RECORD LIST.
──────────

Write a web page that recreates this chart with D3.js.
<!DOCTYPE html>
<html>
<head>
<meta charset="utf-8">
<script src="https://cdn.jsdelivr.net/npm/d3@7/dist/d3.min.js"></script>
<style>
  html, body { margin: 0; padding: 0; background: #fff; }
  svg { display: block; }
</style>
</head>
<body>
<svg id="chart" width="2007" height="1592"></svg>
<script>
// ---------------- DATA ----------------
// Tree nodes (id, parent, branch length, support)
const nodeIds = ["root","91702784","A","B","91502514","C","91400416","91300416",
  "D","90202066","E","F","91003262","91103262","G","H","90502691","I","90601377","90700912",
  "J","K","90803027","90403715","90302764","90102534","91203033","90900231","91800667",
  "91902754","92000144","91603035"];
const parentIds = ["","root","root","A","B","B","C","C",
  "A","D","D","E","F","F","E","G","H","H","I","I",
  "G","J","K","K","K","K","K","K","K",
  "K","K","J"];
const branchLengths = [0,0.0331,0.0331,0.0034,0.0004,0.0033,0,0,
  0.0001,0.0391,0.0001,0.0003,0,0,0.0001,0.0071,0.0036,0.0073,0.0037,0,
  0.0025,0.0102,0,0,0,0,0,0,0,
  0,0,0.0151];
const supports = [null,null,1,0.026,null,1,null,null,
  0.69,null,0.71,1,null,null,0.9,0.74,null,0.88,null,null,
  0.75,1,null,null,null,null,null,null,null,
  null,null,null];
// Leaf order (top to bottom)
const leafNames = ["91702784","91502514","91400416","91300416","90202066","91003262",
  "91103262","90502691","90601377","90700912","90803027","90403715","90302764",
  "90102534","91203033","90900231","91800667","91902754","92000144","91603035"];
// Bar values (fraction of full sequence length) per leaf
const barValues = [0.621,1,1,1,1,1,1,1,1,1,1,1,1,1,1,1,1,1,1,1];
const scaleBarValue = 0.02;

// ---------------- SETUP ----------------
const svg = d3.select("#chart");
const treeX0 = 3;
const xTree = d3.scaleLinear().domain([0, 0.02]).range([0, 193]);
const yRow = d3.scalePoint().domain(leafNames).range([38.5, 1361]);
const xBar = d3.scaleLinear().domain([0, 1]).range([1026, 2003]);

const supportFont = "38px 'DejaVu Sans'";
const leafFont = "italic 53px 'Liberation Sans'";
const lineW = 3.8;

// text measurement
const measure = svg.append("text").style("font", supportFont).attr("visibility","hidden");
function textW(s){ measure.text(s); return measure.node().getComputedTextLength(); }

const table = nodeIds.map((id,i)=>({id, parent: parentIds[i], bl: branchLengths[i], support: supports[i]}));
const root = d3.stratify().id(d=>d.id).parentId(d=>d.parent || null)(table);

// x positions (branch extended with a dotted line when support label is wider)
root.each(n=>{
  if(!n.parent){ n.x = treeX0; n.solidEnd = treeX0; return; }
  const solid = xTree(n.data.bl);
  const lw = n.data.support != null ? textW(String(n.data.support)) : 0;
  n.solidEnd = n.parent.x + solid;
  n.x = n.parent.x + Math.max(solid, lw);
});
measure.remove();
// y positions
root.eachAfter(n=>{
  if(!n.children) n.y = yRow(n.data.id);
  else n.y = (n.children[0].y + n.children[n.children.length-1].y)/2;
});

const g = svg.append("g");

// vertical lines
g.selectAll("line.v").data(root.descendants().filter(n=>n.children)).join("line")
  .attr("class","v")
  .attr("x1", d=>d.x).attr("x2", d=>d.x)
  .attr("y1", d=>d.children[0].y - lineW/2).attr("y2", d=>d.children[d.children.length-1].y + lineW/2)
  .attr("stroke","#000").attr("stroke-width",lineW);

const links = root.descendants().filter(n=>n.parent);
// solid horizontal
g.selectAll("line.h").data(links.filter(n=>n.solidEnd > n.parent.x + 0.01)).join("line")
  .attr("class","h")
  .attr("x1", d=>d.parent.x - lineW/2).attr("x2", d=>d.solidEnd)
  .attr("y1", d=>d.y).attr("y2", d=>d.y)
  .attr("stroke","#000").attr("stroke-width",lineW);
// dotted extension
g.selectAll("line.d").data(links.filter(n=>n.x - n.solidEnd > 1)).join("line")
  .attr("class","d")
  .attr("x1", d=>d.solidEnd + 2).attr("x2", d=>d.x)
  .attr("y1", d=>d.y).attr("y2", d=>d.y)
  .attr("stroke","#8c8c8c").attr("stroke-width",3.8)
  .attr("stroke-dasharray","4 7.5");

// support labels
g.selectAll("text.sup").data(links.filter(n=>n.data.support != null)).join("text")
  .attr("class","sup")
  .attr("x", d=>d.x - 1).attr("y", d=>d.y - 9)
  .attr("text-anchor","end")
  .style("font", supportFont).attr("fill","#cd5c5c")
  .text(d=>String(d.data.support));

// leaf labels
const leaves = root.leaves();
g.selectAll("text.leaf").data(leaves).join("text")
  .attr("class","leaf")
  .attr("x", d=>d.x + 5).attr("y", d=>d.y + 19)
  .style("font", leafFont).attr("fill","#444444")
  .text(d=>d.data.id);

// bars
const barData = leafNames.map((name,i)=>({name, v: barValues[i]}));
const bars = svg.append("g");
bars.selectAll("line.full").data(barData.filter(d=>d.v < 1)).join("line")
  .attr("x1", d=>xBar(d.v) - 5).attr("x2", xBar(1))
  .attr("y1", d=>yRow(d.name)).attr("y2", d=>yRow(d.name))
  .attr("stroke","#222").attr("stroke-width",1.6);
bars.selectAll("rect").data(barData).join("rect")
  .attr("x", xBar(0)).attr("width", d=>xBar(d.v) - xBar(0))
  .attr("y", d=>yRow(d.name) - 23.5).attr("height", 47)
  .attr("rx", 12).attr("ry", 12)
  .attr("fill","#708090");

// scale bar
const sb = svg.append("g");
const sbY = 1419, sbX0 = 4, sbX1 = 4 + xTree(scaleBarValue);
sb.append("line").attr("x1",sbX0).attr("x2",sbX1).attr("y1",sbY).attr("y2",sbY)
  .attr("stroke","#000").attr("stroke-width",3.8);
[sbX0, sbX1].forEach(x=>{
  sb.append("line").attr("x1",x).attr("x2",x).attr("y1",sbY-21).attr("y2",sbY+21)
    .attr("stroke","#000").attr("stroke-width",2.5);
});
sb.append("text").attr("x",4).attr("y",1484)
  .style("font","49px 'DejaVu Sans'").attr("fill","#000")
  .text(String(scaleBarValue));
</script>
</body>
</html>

──────────

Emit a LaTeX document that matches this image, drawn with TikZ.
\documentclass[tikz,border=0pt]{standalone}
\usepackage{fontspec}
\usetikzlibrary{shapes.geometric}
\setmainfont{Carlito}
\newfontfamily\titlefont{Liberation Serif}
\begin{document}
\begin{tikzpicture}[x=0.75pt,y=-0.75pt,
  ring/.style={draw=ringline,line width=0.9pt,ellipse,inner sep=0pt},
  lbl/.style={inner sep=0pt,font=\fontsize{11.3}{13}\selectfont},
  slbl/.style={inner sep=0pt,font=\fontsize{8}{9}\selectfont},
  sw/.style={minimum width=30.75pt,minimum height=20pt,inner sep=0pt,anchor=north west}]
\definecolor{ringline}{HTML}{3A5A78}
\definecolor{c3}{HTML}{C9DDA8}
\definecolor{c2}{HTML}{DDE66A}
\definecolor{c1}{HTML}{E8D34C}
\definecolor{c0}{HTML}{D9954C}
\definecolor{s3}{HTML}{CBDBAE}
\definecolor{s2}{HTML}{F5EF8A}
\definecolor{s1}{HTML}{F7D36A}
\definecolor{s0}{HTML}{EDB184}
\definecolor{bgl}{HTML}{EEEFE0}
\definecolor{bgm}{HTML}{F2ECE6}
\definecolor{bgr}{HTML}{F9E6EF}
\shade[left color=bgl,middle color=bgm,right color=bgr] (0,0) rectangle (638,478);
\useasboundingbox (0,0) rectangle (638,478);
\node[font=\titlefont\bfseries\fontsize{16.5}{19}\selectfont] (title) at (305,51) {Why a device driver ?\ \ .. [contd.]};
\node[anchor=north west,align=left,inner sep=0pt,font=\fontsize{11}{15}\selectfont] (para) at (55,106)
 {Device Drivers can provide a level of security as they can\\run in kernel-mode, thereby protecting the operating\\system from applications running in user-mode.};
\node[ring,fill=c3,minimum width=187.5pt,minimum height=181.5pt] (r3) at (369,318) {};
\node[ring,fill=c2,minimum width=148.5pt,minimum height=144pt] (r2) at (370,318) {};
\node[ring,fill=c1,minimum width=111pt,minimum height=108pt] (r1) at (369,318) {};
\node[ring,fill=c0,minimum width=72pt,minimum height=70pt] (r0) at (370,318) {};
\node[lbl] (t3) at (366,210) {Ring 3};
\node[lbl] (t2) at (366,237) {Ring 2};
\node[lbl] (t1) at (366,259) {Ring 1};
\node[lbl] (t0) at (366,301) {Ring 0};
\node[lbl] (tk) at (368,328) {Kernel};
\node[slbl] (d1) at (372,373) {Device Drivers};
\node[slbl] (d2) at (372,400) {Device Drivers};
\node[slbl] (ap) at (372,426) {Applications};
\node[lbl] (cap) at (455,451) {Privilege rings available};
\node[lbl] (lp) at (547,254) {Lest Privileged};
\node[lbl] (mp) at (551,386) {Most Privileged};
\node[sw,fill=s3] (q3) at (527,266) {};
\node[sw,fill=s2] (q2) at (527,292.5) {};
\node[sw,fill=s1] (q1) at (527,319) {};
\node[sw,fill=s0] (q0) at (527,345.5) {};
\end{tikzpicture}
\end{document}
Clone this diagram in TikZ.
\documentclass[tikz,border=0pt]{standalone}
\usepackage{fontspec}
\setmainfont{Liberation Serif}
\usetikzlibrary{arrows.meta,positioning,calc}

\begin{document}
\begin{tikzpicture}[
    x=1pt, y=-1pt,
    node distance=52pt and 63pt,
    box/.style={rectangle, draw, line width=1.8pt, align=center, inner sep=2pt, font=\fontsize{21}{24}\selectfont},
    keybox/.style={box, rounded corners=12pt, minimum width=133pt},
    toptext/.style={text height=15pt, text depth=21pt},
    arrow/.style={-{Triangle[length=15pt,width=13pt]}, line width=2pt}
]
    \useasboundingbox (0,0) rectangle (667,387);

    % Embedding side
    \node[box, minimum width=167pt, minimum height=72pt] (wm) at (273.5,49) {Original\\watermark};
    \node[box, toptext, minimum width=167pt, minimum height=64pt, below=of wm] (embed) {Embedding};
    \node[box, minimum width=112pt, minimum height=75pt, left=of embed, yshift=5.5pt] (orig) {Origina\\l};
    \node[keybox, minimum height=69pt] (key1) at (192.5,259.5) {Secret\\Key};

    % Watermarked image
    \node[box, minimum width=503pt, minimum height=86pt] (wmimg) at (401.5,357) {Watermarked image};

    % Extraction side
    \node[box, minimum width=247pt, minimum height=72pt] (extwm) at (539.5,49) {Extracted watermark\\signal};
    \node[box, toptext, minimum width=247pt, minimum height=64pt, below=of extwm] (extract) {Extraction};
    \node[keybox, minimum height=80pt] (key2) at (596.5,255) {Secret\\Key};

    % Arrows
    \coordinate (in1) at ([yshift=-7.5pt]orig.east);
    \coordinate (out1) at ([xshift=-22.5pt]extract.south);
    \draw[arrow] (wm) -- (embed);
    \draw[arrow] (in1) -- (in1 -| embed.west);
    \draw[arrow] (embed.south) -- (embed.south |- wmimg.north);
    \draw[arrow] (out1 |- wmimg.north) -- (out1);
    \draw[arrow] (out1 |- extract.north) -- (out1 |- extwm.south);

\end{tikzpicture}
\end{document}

──────────

WORK TO COMPLETE. Working from the listing above, pick out every line that has "image" and copy it.

EXPECTED OUTPUT.
Emit a LaTeX document that matches this image, drawn with TikZ.
    % Watermarked image
    \node[box, minimum width=503pt, minimum height=86pt] (wmimg) at (401.5,357) {Watermarked image};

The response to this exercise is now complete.